— START DATASET EXCERPT —
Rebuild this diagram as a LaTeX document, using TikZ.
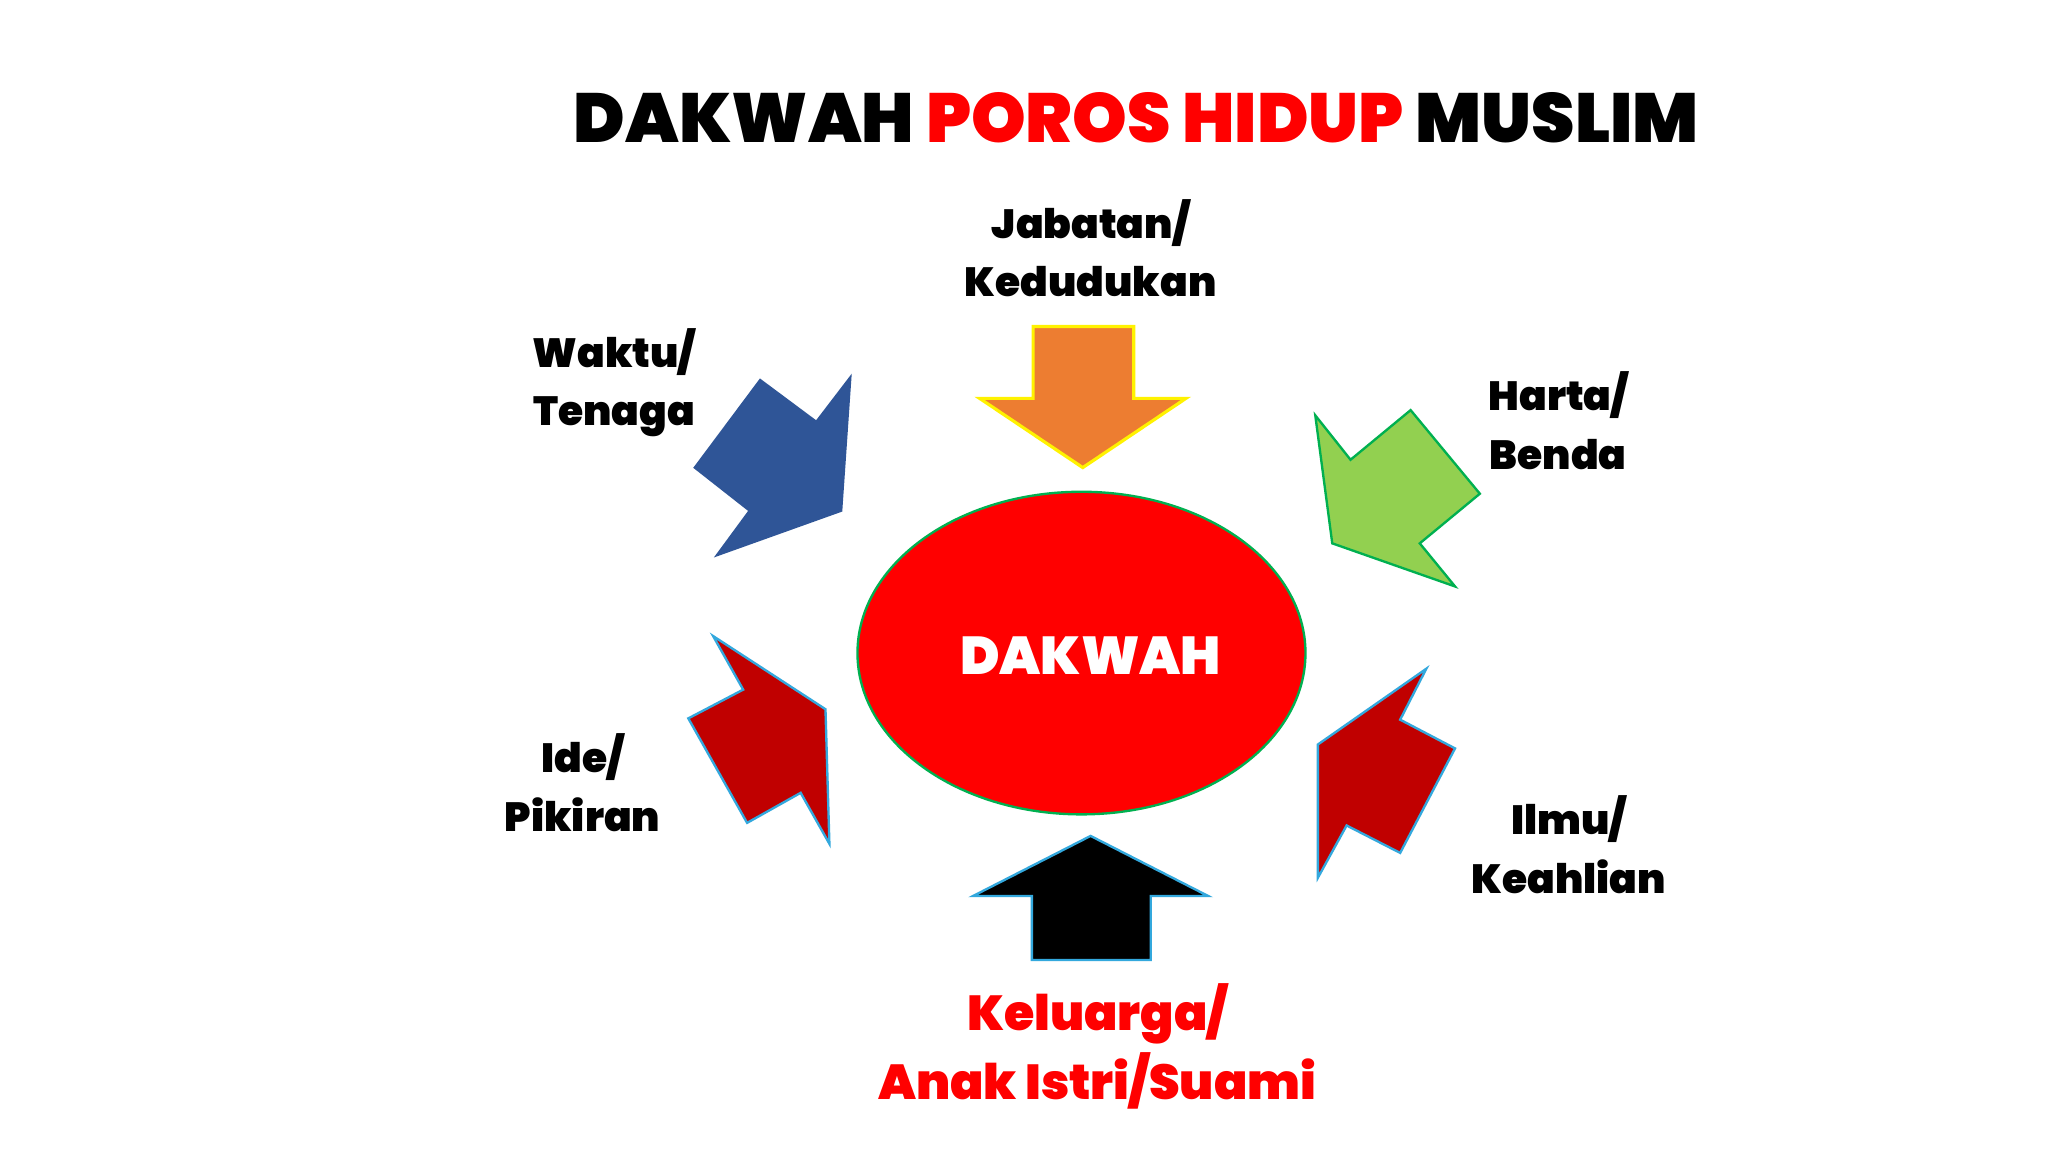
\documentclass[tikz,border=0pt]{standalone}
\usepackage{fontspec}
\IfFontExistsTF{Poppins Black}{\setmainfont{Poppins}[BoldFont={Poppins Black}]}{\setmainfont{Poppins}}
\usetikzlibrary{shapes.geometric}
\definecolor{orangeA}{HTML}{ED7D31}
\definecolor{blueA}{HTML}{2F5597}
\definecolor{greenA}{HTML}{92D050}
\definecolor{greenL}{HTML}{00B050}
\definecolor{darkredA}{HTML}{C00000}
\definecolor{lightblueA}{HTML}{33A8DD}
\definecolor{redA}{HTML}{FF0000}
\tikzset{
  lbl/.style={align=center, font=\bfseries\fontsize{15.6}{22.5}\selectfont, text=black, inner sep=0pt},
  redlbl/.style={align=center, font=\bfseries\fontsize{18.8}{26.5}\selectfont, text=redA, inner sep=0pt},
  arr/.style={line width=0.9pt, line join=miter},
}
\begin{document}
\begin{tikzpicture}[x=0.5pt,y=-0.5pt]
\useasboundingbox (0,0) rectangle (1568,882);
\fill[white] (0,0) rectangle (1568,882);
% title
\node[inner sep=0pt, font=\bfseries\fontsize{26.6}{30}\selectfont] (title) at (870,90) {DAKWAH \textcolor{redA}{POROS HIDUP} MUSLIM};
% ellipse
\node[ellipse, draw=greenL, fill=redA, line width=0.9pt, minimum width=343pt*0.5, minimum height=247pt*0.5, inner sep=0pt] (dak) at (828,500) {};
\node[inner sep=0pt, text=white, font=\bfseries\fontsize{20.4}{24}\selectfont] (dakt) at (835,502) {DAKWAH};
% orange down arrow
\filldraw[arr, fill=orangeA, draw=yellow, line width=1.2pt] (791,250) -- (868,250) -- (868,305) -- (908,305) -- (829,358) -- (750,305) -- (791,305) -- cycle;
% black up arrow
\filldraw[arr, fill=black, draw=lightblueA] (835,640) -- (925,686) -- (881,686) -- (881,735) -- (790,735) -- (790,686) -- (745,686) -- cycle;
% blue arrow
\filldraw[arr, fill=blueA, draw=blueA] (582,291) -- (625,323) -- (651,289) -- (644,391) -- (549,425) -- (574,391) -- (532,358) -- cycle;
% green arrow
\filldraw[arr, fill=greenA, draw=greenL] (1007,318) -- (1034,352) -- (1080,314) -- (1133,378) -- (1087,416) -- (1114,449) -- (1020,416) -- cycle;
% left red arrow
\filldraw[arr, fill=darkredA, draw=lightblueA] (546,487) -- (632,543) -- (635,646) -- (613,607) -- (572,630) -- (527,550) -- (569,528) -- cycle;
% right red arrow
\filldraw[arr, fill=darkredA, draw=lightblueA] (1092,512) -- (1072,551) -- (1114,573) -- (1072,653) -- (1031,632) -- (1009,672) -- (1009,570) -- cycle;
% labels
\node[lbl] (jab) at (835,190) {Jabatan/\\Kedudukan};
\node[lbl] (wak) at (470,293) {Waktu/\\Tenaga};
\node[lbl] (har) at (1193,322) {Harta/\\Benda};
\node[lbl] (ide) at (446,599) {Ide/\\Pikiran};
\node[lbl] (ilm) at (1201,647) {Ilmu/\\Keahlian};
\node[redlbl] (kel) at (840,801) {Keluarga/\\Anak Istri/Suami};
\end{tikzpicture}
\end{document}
— END DATASET EXCERPT —
From the material above, reproduce everything verbatim except the pictures.

Rebuild this diagram as a LaTeX document, using TikZ.
\documentclass[tikz,border=0pt]{standalone}
\usepackage{fontspec}
\IfFontExistsTF{Poppins Black}{\setmainfont{Poppins}[BoldFont={Poppins Black}]}{\setmainfont{Poppins}}
\usetikzlibrary{shapes.geometric}
\definecolor{orangeA}{HTML}{ED7D31}
\definecolor{blueA}{HTML}{2F5597}
\definecolor{greenA}{HTML}{92D050}
\definecolor{greenL}{HTML}{00B050}
\definecolor{darkredA}{HTML}{C00000}
\definecolor{lightblueA}{HTML}{33A8DD}
\definecolor{redA}{HTML}{FF0000}
\tikzset{
  lbl/.style={align=center, font=\bfseries\fontsize{15.6}{22.5}\selectfont, text=black, inner sep=0pt},
  redlbl/.style={align=center, font=\bfseries\fontsize{18.8}{26.5}\selectfont, text=redA, inner sep=0pt},
  arr/.style={line width=0.9pt, line join=miter},
}
\begin{document}
\begin{tikzpicture}[x=0.5pt,y=-0.5pt]
\useasboundingbox (0,0) rectangle (1568,882);
\fill[white] (0,0) rectangle (1568,882);
% title
\node[inner sep=0pt, font=\bfseries\fontsize{26.6}{30}\selectfont] (title) at (870,90) {DAKWAH \textcolor{redA}{POROS HIDUP} MUSLIM};
% ellipse
\node[ellipse, draw=greenL, fill=redA, line width=0.9pt, minimum width=343pt*0.5, minimum height=247pt*0.5, inner sep=0pt] (dak) at (828,500) {};
\node[inner sep=0pt, text=white, font=\bfseries\fontsize{20.4}{24}\selectfont] (dakt) at (835,502) {DAKWAH};
% orange down arrow
\filldraw[arr, fill=orangeA, draw=yellow, line width=1.2pt] (791,250) -- (868,250) -- (868,305) -- (908,305) -- (829,358) -- (750,305) -- (791,305) -- cycle;
% black up arrow
\filldraw[arr, fill=black, draw=lightblueA] (835,640) -- (925,686) -- (881,686) -- (881,735) -- (790,735) -- (790,686) -- (745,686) -- cycle;
% blue arrow
\filldraw[arr, fill=blueA, draw=blueA] (582,291) -- (625,323) -- (651,289) -- (644,391) -- (549,425) -- (574,391) -- (532,358) -- cycle;
% green arrow
\filldraw[arr, fill=greenA, draw=greenL] (1007,318) -- (1034,352) -- (1080,314) -- (1133,378) -- (1087,416) -- (1114,449) -- (1020,416) -- cycle;
% left red arrow
\filldraw[arr, fill=darkredA, draw=lightblueA] (546,487) -- (632,543) -- (635,646) -- (613,607) -- (572,630) -- (527,550) -- (569,528) -- cycle;
% right red arrow
\filldraw[arr, fill=darkredA, draw=lightblueA] (1092,512) -- (1072,551) -- (1114,573) -- (1072,653) -- (1031,632) -- (1009,672) -- (1009,570) -- cycle;
% labels
\node[lbl] (jab) at (835,190) {Jabatan/\\Kedudukan};
\node[lbl] (wak) at (470,293) {Waktu/\\Tenaga};
\node[lbl] (har) at (1193,322) {Harta/\\Benda};
\node[lbl] (ide) at (446,599) {Ide/\\Pikiran};
\node[lbl] (ilm) at (1201,647) {Ilmu/\\Keahlian};
\node[redlbl] (kel) at (840,801) {Keluarga/\\Anak Istri/Suami};
\end{tikzpicture}
\end{document}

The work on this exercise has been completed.